A great online collection of Child Ballads is at The Contemplator, along with a good article on Child with links. Rounder Records has just put out a two-CD set of Child Ballads recorded by Alan Lomax in England as part of the gargantuan ongoing project, The Alan Lomax Collection. I have reviewed several of the releases in this collection here.
American Folk Songs
Child restricted his collecting to songs in the British Isles, but his work was continued in the U.S. by scholars who discovered many of these same ballads, some unchanged, some altered almost beyond recognition.

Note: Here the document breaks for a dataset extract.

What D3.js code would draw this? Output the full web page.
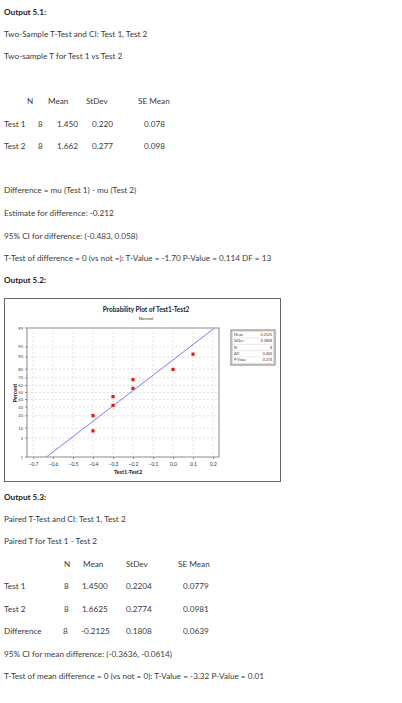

For instance, the tale of "Lord Randall" - who is poisoned by either his fiancée, his fiancée's mother or his own mother (depending on the version), became, according to the logic of the folk tradition, the less aristocratic "John Randall," and finally, "Darling Billy," which retains the tune, the mother-son dialogue format, and a difficulty involving a fiancée's mother, but no poisoning at all. Bob Dylan was a great student of the old traditional songs, often using ideas or stealing from them. His watershed song, "A Hard Rain's A Gonna Fall" begins:
Oh where have you been my blue-eyed son
Oh where have you been my darling young one?
These lines are lifted directly from the dialogue of "Lord Randall." But instead of being poisoned himself, Dylan's young wanderer has witnessed the poisoning of his country. His use of the ancient lyric makes the new song reverberate more deeply, makes it sting as protest while respecting the tradition (see Bob Dylan).